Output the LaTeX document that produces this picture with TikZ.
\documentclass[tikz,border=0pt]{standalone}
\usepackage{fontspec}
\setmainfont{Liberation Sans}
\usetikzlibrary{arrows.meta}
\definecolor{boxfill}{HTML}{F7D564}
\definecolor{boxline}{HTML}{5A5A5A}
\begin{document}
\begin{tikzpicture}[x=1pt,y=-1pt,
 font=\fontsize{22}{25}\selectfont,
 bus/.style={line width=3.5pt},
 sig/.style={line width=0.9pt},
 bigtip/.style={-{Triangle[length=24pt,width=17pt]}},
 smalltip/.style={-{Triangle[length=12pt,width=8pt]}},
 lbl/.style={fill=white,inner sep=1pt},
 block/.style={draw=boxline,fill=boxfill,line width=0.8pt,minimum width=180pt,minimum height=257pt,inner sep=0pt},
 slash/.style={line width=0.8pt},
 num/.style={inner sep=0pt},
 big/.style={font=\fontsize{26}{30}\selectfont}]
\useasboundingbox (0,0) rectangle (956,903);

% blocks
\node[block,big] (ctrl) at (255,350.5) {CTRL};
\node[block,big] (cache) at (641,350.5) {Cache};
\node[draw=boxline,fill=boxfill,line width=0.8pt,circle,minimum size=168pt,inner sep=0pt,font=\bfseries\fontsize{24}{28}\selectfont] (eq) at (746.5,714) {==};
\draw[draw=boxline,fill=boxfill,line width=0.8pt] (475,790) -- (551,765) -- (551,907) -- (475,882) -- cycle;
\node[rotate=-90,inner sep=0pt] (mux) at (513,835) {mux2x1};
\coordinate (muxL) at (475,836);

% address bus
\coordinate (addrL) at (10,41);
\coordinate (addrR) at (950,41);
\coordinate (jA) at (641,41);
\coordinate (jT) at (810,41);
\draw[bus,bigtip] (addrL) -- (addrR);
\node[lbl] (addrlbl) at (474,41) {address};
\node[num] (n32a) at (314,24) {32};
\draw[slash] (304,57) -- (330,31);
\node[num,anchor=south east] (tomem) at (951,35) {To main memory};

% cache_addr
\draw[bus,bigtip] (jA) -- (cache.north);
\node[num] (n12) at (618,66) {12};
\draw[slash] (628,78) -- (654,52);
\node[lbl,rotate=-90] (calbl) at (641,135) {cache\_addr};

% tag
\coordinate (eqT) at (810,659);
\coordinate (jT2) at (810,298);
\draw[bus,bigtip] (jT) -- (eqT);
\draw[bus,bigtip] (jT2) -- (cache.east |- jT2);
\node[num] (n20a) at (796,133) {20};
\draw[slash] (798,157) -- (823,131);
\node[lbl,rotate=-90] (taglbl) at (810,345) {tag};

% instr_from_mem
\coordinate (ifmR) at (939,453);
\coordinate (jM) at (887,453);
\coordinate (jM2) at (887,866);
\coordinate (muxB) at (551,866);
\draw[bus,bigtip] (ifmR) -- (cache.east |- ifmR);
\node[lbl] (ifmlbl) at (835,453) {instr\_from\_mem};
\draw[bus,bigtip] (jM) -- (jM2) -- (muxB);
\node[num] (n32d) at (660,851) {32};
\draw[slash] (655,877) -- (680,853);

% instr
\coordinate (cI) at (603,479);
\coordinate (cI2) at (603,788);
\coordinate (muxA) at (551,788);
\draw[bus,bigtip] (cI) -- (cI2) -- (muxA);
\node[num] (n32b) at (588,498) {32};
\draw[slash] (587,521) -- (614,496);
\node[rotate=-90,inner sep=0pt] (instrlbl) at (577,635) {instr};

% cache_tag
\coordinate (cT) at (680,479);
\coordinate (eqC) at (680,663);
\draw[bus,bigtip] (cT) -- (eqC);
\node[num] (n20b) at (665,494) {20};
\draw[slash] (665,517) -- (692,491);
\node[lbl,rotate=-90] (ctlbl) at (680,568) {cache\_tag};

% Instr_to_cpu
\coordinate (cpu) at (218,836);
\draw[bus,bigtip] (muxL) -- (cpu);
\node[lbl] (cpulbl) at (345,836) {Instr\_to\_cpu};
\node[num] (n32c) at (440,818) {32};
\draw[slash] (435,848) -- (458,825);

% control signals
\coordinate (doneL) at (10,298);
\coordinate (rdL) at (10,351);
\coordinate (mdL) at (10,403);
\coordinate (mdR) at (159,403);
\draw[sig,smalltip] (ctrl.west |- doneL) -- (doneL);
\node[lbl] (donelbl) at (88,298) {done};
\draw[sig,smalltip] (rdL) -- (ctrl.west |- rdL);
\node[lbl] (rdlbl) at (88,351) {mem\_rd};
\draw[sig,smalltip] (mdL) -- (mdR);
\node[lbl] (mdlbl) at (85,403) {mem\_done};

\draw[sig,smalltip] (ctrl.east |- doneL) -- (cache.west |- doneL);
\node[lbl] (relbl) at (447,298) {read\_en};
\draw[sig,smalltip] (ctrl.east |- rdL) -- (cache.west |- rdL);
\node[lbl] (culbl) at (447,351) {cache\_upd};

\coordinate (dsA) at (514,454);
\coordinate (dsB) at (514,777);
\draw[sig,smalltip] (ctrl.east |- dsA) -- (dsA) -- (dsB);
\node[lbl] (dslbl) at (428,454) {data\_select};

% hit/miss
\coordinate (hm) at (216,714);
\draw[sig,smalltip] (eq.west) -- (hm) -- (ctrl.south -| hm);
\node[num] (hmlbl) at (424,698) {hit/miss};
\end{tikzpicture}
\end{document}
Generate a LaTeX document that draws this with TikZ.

● ● ● ●

▶ _Required work_: Pick out, from the lines above, every one that contains the string "LaTeX".

▶ _Result of this task_:
Output the LaTeX document that produces this picture with TikZ.
Generate a LaTeX document that draws this with TikZ.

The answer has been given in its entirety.